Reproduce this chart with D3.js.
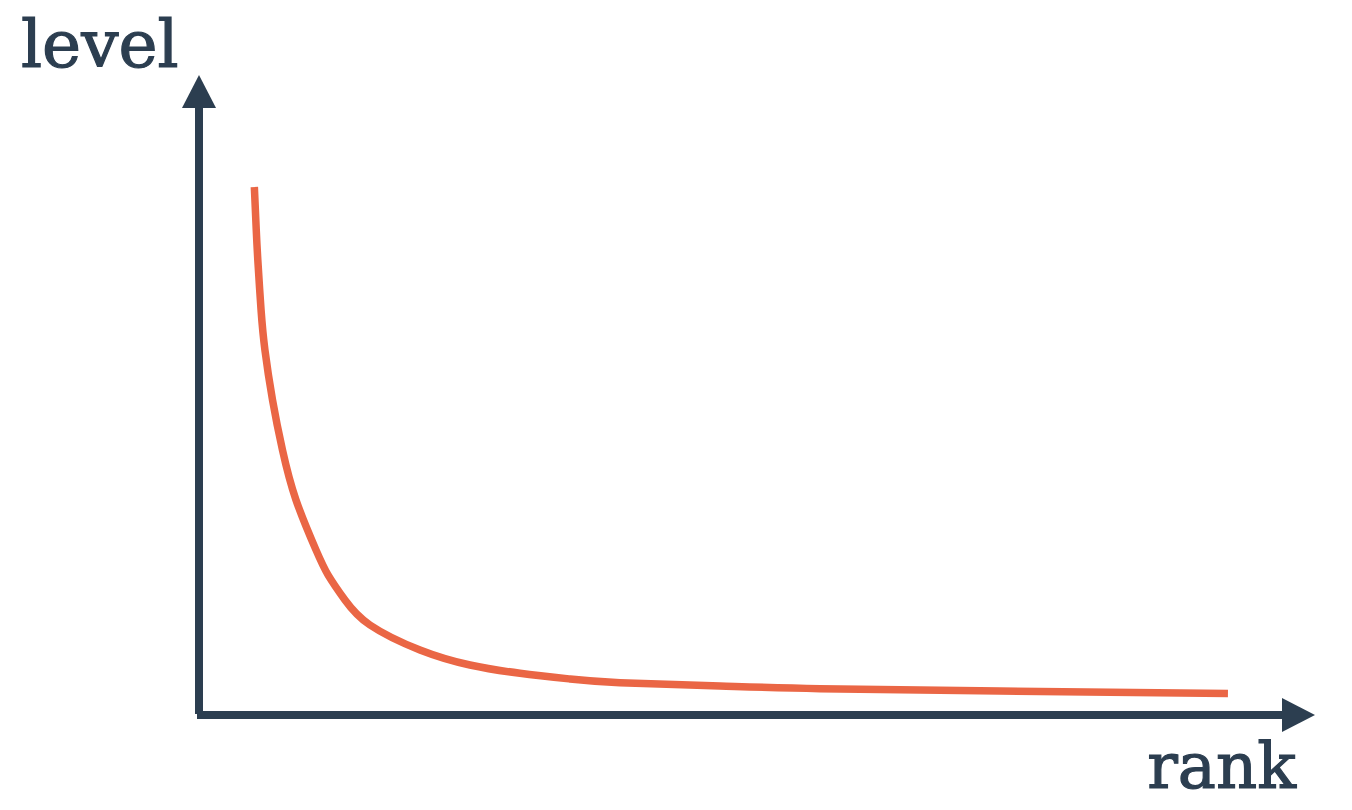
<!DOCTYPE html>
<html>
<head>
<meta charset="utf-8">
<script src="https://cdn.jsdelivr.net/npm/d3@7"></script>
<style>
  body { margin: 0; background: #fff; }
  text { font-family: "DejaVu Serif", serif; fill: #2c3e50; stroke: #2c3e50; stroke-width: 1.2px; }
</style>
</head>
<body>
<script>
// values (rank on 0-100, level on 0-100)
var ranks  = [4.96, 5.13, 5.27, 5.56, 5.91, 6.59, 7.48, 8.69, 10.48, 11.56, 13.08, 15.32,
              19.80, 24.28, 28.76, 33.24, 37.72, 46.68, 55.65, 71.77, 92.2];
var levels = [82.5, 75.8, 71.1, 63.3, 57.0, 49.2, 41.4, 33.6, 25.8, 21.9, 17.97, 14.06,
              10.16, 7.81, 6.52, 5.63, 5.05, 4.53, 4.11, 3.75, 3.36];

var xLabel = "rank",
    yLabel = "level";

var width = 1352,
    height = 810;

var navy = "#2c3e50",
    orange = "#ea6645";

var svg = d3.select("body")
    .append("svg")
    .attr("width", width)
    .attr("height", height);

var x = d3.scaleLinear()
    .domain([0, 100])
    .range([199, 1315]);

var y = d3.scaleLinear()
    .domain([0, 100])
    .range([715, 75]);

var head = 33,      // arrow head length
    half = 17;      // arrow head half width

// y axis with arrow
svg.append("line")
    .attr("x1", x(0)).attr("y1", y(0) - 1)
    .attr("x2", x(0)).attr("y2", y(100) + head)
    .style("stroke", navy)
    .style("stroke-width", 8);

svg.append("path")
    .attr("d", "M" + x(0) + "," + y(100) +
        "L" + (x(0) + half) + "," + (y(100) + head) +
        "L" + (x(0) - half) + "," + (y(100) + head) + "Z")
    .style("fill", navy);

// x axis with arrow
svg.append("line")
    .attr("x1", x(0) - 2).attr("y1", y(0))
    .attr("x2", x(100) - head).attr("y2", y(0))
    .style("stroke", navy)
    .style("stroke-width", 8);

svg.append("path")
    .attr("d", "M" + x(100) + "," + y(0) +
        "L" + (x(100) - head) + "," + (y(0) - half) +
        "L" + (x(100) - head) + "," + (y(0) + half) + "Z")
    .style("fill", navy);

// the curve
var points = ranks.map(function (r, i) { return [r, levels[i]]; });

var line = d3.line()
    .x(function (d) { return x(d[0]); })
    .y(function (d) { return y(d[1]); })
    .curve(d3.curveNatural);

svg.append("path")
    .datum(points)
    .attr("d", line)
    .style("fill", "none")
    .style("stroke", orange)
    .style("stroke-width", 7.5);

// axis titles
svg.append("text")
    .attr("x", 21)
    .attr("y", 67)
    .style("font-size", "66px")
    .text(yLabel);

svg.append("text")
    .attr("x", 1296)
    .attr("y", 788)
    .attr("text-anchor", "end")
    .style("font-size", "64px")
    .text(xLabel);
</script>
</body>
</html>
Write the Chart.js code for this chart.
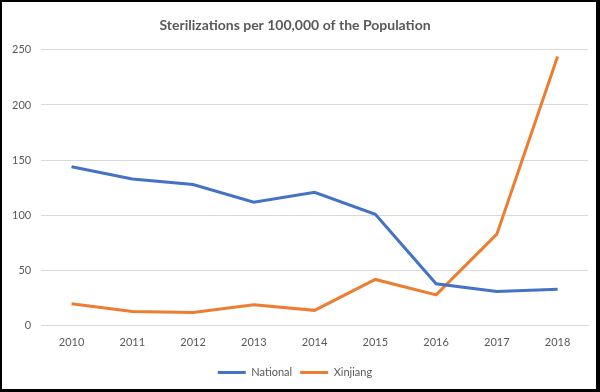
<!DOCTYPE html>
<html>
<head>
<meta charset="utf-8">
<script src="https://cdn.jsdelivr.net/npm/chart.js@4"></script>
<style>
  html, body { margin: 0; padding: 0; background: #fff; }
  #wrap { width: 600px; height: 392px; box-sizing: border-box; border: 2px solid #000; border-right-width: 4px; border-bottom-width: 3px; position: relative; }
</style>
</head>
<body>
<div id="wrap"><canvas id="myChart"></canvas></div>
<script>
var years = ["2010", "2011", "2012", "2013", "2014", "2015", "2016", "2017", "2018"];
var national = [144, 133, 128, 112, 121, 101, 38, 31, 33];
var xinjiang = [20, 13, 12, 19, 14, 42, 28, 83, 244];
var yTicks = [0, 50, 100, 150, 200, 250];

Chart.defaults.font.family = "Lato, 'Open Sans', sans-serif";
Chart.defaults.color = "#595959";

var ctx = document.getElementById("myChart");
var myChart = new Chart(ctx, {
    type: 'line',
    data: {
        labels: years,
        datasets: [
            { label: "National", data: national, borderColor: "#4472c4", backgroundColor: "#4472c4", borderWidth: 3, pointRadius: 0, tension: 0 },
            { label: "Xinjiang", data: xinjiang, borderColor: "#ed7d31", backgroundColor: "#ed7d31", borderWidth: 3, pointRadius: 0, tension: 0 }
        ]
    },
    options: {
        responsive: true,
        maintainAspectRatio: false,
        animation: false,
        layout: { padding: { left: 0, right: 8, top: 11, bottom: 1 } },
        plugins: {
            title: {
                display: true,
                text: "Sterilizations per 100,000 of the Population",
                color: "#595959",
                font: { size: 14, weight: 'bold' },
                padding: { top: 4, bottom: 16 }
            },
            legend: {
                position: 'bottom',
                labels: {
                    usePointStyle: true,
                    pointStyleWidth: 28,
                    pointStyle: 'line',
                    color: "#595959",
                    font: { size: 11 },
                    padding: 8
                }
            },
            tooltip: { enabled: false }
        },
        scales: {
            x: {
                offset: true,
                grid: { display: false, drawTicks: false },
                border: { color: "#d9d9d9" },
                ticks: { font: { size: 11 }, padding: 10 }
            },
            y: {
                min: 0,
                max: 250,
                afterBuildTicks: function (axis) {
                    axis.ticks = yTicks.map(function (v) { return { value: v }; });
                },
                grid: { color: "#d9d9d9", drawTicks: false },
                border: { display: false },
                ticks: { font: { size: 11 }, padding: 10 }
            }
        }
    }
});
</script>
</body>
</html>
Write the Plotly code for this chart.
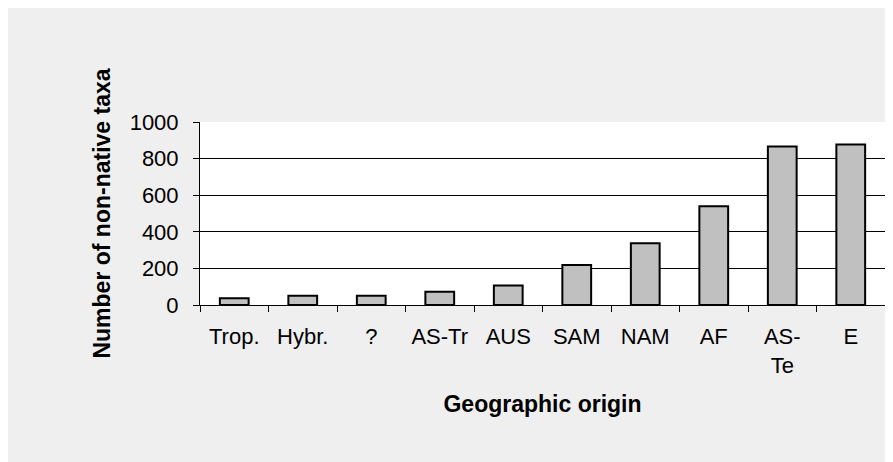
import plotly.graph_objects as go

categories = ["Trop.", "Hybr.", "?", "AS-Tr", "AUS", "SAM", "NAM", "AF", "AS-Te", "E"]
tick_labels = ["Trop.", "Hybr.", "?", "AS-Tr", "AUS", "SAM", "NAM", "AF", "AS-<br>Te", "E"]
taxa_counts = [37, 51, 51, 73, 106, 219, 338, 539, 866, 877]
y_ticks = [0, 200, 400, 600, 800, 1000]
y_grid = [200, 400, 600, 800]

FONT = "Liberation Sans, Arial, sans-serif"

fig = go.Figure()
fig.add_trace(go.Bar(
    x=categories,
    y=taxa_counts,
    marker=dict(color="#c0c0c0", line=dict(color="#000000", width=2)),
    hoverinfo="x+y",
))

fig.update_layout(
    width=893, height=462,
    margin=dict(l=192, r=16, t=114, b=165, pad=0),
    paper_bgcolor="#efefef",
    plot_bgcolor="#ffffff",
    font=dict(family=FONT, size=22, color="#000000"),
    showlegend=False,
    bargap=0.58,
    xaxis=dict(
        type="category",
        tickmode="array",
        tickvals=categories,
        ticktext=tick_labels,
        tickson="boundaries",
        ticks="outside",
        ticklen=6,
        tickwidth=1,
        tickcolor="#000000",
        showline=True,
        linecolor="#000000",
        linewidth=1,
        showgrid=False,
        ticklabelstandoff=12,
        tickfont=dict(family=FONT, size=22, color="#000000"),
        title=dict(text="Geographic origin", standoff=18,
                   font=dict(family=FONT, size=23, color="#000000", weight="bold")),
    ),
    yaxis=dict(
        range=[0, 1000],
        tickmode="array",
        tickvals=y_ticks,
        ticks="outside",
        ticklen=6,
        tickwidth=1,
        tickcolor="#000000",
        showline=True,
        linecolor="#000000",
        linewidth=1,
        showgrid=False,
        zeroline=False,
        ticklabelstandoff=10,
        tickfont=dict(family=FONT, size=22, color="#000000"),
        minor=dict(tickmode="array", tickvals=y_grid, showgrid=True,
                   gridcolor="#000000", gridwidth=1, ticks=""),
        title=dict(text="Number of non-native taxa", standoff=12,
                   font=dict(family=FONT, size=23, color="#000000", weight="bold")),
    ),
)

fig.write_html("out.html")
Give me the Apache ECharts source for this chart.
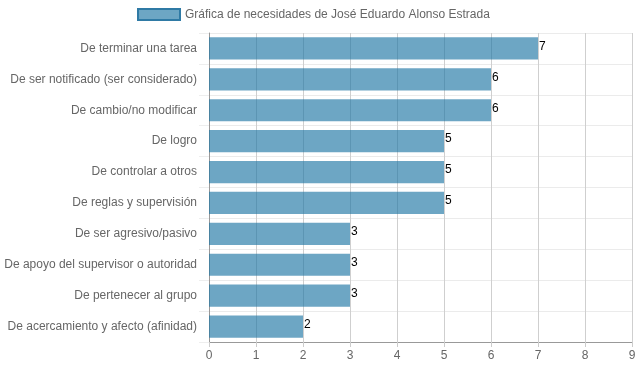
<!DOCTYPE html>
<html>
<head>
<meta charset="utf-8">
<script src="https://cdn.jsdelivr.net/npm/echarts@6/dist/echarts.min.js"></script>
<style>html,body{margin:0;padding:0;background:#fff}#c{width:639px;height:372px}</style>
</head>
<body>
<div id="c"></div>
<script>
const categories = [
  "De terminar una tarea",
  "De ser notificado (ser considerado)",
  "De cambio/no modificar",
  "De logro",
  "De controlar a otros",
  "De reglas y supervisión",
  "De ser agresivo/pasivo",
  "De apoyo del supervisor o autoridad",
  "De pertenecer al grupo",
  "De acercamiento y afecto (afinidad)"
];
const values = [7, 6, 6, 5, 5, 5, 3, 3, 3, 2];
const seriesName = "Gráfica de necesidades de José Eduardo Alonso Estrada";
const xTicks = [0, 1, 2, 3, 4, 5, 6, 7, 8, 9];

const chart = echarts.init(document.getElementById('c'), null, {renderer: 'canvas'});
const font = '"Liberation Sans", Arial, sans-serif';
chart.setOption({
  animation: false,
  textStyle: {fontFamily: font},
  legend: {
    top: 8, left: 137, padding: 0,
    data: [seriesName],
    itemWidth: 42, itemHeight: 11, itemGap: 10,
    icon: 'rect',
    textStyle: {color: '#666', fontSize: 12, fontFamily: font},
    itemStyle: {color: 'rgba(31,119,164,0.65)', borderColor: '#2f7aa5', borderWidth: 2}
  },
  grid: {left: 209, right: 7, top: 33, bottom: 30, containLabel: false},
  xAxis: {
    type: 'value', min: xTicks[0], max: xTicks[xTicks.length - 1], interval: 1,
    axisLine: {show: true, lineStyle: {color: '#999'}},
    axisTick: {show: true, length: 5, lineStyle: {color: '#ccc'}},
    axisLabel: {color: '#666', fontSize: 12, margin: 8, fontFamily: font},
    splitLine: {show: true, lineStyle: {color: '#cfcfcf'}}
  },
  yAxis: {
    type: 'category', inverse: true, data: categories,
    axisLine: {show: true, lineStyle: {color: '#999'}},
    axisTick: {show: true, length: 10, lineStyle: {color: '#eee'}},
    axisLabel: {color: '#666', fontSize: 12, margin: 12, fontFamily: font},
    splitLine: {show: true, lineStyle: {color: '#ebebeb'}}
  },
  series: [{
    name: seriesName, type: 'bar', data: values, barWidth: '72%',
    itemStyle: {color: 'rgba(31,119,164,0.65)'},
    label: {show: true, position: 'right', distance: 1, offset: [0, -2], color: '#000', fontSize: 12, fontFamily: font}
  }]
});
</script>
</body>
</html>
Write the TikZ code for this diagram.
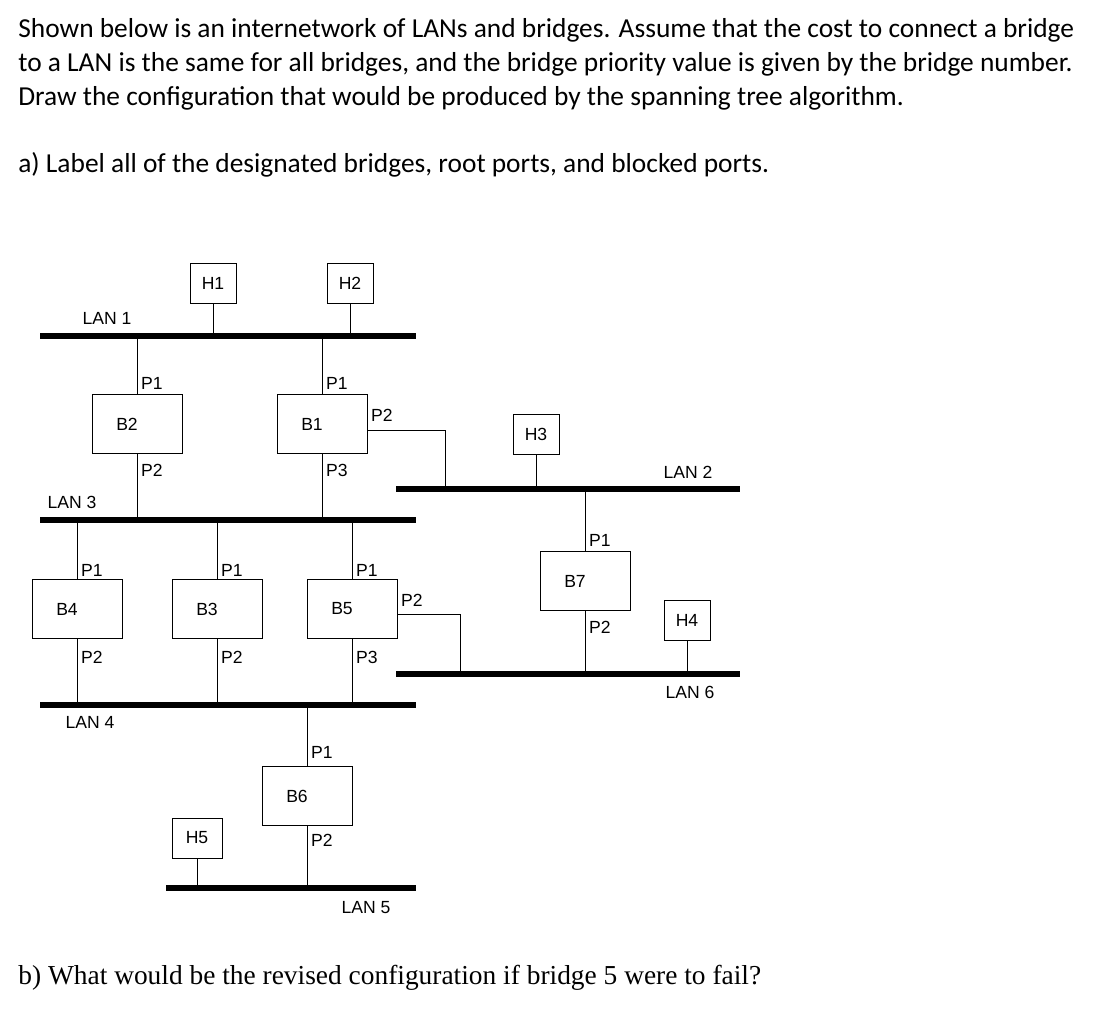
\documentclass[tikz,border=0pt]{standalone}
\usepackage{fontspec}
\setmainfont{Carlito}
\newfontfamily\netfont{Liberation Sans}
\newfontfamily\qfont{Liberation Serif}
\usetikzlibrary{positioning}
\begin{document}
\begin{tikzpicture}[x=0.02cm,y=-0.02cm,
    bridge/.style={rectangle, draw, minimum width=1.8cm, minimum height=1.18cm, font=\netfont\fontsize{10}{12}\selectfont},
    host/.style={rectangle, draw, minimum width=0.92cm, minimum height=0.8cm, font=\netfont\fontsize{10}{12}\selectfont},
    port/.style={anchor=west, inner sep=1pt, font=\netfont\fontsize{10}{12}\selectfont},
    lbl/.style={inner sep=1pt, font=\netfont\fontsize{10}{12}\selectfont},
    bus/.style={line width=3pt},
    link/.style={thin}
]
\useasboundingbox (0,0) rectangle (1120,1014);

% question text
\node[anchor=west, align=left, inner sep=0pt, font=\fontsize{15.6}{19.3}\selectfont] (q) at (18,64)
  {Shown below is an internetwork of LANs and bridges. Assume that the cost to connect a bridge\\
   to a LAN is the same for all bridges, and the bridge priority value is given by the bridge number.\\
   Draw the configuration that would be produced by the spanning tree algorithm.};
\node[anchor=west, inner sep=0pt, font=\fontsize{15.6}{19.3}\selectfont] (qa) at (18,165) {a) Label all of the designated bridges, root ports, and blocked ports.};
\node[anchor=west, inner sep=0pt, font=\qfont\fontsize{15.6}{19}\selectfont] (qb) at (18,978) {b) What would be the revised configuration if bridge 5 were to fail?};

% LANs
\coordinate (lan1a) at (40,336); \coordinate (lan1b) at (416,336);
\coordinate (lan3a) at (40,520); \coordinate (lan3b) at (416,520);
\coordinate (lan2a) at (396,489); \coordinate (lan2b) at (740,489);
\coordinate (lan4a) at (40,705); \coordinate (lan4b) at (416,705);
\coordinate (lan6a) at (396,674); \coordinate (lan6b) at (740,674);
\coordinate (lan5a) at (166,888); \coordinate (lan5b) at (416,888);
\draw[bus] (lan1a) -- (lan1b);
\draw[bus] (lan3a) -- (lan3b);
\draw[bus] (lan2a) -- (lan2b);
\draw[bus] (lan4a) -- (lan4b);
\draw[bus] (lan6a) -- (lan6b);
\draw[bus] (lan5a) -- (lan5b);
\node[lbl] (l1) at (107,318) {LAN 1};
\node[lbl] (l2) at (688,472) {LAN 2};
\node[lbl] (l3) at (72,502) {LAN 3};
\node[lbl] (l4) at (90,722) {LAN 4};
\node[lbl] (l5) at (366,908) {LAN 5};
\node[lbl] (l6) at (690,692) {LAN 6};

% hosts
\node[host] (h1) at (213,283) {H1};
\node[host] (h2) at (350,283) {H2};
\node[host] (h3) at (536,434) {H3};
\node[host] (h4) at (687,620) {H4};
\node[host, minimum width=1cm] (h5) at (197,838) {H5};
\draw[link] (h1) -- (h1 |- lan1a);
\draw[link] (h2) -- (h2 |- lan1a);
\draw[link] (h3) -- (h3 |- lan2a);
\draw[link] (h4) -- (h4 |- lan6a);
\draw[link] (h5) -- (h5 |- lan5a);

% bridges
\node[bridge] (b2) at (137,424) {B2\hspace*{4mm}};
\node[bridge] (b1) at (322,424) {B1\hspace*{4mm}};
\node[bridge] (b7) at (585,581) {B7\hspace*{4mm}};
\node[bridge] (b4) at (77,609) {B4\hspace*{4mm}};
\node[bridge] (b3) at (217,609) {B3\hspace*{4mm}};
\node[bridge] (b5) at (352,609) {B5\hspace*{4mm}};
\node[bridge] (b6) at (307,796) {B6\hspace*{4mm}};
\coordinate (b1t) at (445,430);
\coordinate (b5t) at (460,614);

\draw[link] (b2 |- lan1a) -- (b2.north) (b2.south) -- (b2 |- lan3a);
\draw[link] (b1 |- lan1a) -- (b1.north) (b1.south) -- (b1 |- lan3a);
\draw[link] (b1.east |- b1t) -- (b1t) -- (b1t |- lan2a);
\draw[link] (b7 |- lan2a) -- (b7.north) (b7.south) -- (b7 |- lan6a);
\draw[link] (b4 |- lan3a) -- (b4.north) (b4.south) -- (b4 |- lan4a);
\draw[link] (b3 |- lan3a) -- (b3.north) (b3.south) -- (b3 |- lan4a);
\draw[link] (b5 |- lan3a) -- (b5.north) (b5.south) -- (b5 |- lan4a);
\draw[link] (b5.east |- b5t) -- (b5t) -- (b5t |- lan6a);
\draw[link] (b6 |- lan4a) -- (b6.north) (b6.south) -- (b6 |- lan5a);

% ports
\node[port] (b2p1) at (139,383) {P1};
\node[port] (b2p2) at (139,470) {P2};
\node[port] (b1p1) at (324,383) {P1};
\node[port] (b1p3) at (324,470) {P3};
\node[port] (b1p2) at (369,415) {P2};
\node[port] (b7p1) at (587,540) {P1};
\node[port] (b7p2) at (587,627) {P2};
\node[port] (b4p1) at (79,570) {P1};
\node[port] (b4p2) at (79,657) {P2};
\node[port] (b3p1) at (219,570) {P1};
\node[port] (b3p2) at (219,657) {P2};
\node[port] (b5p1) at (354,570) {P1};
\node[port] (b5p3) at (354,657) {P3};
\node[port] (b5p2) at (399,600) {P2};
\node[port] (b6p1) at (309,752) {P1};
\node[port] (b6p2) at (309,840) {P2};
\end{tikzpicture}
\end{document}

────

## Exercise directions
Only the lines from the top of the data through the line with "head half width" should be quoted, exactly and with both ends kept; skip the pictures.

## Answer to the task
Reproduce this chart with D3.js.
<!DOCTYPE html>
<html>
<head>
<meta charset="utf-8">
<script src="https://cdn.jsdelivr.net/npm/d3@7"></script>
<style>
  body { margin: 0; background: #fff; }
  text { font-family: "DejaVu Serif", serif; fill: #2c3e50; stroke: #2c3e50; stroke-width: 1.2px; }
</style>
</head>
<body>
<script>
// values (rank on 0-100, level on 0-100)
var ranks  = [4.96, 5.13, 5.27, 5.56, 5.91, 6.59, 7.48, 8.69, 10.48, 11.56, 13.08, 15.32,
              19.80, 24.28, 28.76, 33.24, 37.72, 46.68, 55.65, 71.77, 92.2];
var levels = [82.5, 75.8, 71.1, 63.3, 57.0, 49.2, 41.4, 33.6, 25.8, 21.9, 17.97, 14.06,
              10.16, 7.81, 6.52, 5.63, 5.05, 4.53, 4.11, 3.75, 3.36];

var xLabel = "rank",
    yLabel = "level";

var width = 1352,
    height = 810;

var navy = "#2c3e50",
    orange = "#ea6645";

var svg = d3.select("body")
    .append("svg")
    .attr("width", width)
    .attr("height", height);

var x = d3.scaleLinear()
    .domain([0, 100])
    .range([199, 1315]);

var y = d3.scaleLinear()
    .domain([0, 100])
    .range([715, 75]);

var head = 33,      // arrow head length
    half = 17;      // arrow head half width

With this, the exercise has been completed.